The Welsh government has estimated that its upcoming net zero farming plans will result in a huge reduction of mainly dairy cow livestock.
On Friday, the Labour-run Welsh government launched a consultation on the final proposals for its Sustainable Farming Scheme to “produce food in a sustainable manner and mitigate and adapt to climate change.”
It said that this was “proportionately highest for dairy farms but also for specialist sheep farms, because of stocking limits to maintain and retain the semi-natural habitats.”
The report also estimated on-farm labour to decline by 11 percent, largely reflecting displaced livestock numbers.
Welsh farmers told The Epoch Times that they believed the post-Brexit farm payments scheme, which is framed and dependent on rewilding, was going to cause “carnage.”
The report said that “producing safe, high-quality food is vital in Wales and for Wales” however, “the economic challenges we face, and the climate and nature emergency we are in the midst of cannot be tackled in isolation. ”
‘Extreme Hardship’
Steve Evans, a dairy farmer based in Pembrokeshire, West Wales, told The Epoch Times that the Welsh government are “clearly softening us up for extreme hardship but consumers need to beware too as this is going to drive food inflation. It’s going to cause utter carnage.”Director of Countryside Alliance Wales, Rachel Evans, told The Epoch Times that any reduction in livestock numbers at “the scale that they are gearing towards really means less farmers in our countryside.”
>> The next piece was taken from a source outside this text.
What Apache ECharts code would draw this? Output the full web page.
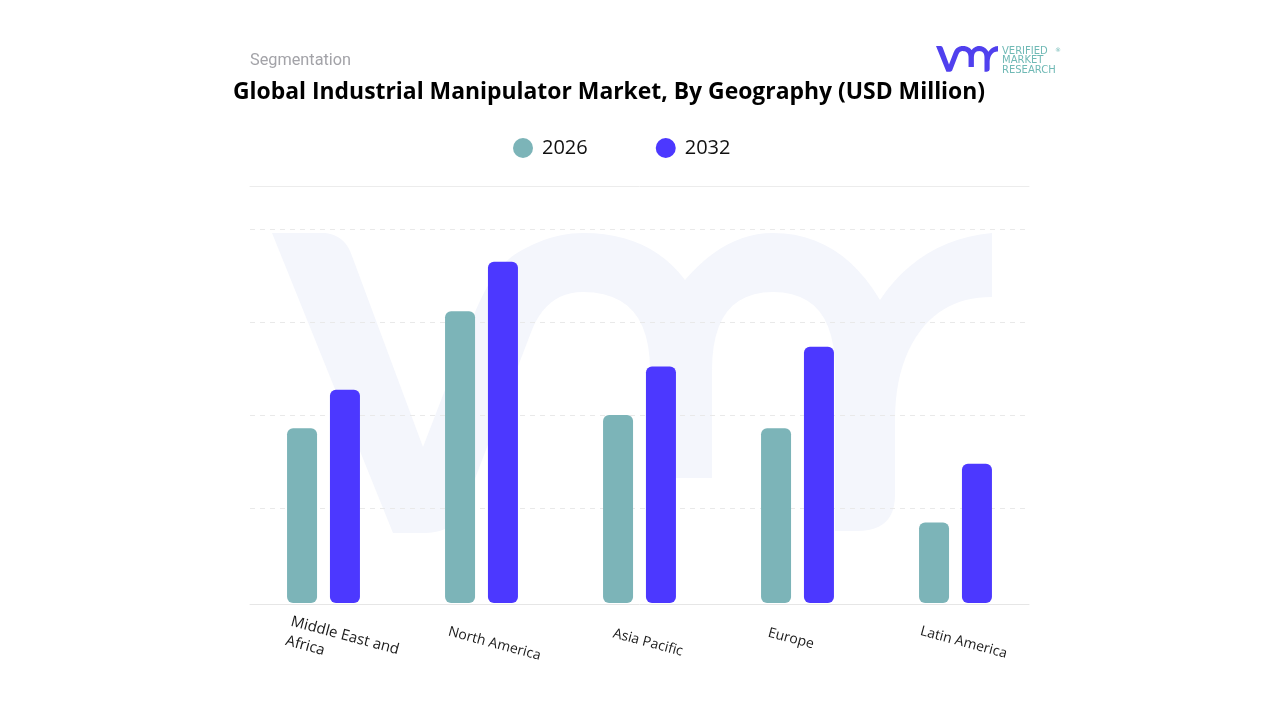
<!DOCTYPE html>
<html><head><meta charset="utf-8">
<style>html,body{margin:0;padding:0;background:#fff}#c{width:1280px;height:720px}</style>
<script src="https://cdn.jsdelivr.net/npm/echarts@6/dist/echarts.min.js"></script>
</head><body><div id="c"></div>
<script>
const categories = ['Middle East and\nAfrica','North America','Asia Pacific','Europe','Latin America'];
const values2026 = [187,312,201,187,86];
const values2032 = [228,365,253,274,149];
const seriesNames = ['2026','2032'];
const colors = ['#7cb4b8','#4c38ff'];
const titleText = 'Global Industrial Manipulator Market, By Geography (USD Million)';
const kicker = 'Segmentation';
const labelShift = [0,2,9,6,0];
const labelDrop = [19,0,0,0,0];
const labelSize = [15,14,14,14,14];
// Brand mark outline: [x,y] is a straight segment, [cx,cy,x,y] a quadratic curve
const logoOutline = [[272,233],[325,233],[345,235,352,256],[423,447],[470,325],[490,270,517,253],[550,233,583,233],[650,233,685,280],[725,233,773,233],[840,233,880,300],[920,240,992,233],[992,297],[950,297,925,325],[895,360,895,420],[895,495],[895,531,857,531],[835,531],[835,370],[835,292,773,292],[712,292,712,370],[712,478],[650,478],[650,370],[650,292,583,292],[545,292,530,335],[463,510],[452,533,425,533],[393,533]];
function logoPoints(ox,oy,s){
  const pts=[];let px=0,py=0;
  logoOutline.forEach(seg=>{
    if(seg.length===2){pts.push(seg);px=seg[0];py=seg[1];}
    else{for(let i=1;i<=12;i++){const t=i/12,u=1-t;
      pts.push([u*u*px+2*u*t*seg[0]+t*t*seg[2],u*u*py+2*u*t*seg[1]+t*t*seg[3]]);}
      px=seg[2];py=seg[3];}
  });
  return pts.map(p=>[ox+(p[0]-272)*s,oy+(p[1]-233)*s]);
}
const labelData = categories.map((c,i)=>({value:c,textStyle:{fontSize:labelSize[i],padding:[labelDrop[i],0,0,labelShift[i]]}}));
const chart = echarts.init(document.getElementById('c'));
chart.setOption({
  animation:false,
  backgroundColor:'#fff',
  title:[
    {text:kicker,left:250,top:53,padding:0,textStyle:{fontFamily:'Roboto',fontSize:16.3,fontWeight:'normal',color:'#a3a3a8'}},
    {text:titleText,left:233,top:81,padding:0,textStyle:{fontFamily:'Open Sans',fontSize:22.9,fontWeight:'bold',color:'#000'}}
  ],
  legend:{data:seriesNames,left:513,top:138,padding:0,icon:'circle',itemWidth:20,itemHeight:20,itemGap:68,
    textStyle:{fontFamily:'Open Sans',fontSize:20,color:'#111',padding:[6,0,0,4]}},
  graphic:[
    {type:'polygon',z:-10,silent:true,shape:{points:logoPoints(272,233,1)},style:{fill:'#f4f6fc'}},
    {type:'polygon',z:5,silent:true,shape:{points:logoPoints(936,46,0.0861)},style:{fill:'#5040ee'}},
    {type:'text',x:1002,y:46,silent:true,style:{text:'VERIFIED',fontFamily:'DejaVu Sans',fontSize:10,fill:'#6fb9b5'}},
    {type:'text',x:1002,y:55.5,silent:true,style:{text:'MARKET',fontFamily:'DejaVu Sans',fontSize:10,fill:'#6fb9b5'}},
    {type:'text',x:1002,y:65,silent:true,style:{text:'RESEARCH',fontFamily:'DejaVu Sans',fontSize:10,fill:'#6fb9b5'}},
    {type:'text',x:1055,y:47,silent:true,style:{text:'®',fontFamily:'DejaVu Sans',fontSize:6,fill:'#6fb9b5'}}
  ],
  grid:[
    {left:244.5,width:790,top:186,height:417},
    {left:250,width:779,top:186,height:415},
    {left:209.5,width:790,top:186,height:417},
    {left:250,width:779,top:186,height:418}
  ],
  xAxis:[
    {gridIndex:0,type:'category',data:categories,axisLine:{show:false},axisTick:{show:false},axisLabel:{show:false}},
    {gridIndex:3,type:'value',min:0,max:1,position:'bottom',splitLine:{show:false},axisTick:{show:false},axisLabel:{show:false},axisLine:{show:true,onZero:false,lineStyle:{color:'#e6e6e6',width:1}}},
    {gridIndex:2,type:'category',data:labelData,axisLine:{show:false},axisTick:{show:false},
      axisLabel:{show:true,interval:0,rotate:-15,align:'left',verticalAlign:'top',margin:28,fontFamily:'Open Sans',fontSize:14,color:'#1a1a1a',lineHeight:20}},
    {gridIndex:1,type:'value',min:0,max:1,position:'top',splitLine:{show:false},axisTick:{show:false},axisLabel:{show:false},axisLine:{show:true,onZero:false,lineStyle:{color:'#ececec',width:1}}}
  ],
  yAxis:[
    {gridIndex:0,type:'value',min:0,max:446,interval:100,show:false,splitLine:{show:false}},
    {gridIndex:1,type:'value',min:0,max:446.2,interval:100,axisLine:{show:false},axisTick:{show:false},axisLabel:{show:false},
      splitLine:{show:true,showMinLine:false,showMaxLine:false,lineStyle:{color:'#e9e9e9',type:[5,5],width:1}}},
    {gridIndex:2,type:'value',min:0,max:446,show:false,splitLine:{show:false}},
    {gridIndex:3,type:'value',min:0,max:446,show:false,splitLine:{show:false}}
  ],
  series:[
    {name:seriesNames[0],type:'bar',xAxisIndex:0,yAxisIndex:0,data:values2026,barWidth:30,barGap:'43%',itemStyle:{color:colors[0],borderRadius:6}},
    {name:seriesNames[1],type:'bar',xAxisIndex:0,yAxisIndex:0,data:values2032,barWidth:30,barGap:'43%',itemStyle:{color:colors[1],borderRadius:6}}
  ]
});
</script></body></html>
“I tell you straight we are not sustainable in this country, hasn’t the Ukraine war taught them anything? We need to keep our farmers on the land because no farmers, no food,” she added.
‘Massive Knock-on Effect’
She also warned that a “massive knock-on effect” could have long-reaching effects on communities with fewer families around, fewer children heading into schools, less spending on their local economy and so on.“There are hill pastures across Wales that are thick with brackets and gorse that people cannot walk through because there has been a significant reduction in the number of sheep and cattle graze in our hill,” she said.
A Welsh government spokesman told The Epoch Times by email that “the economic assessment is an important piece of work which helped inform our consultation so those issues could be addressed.”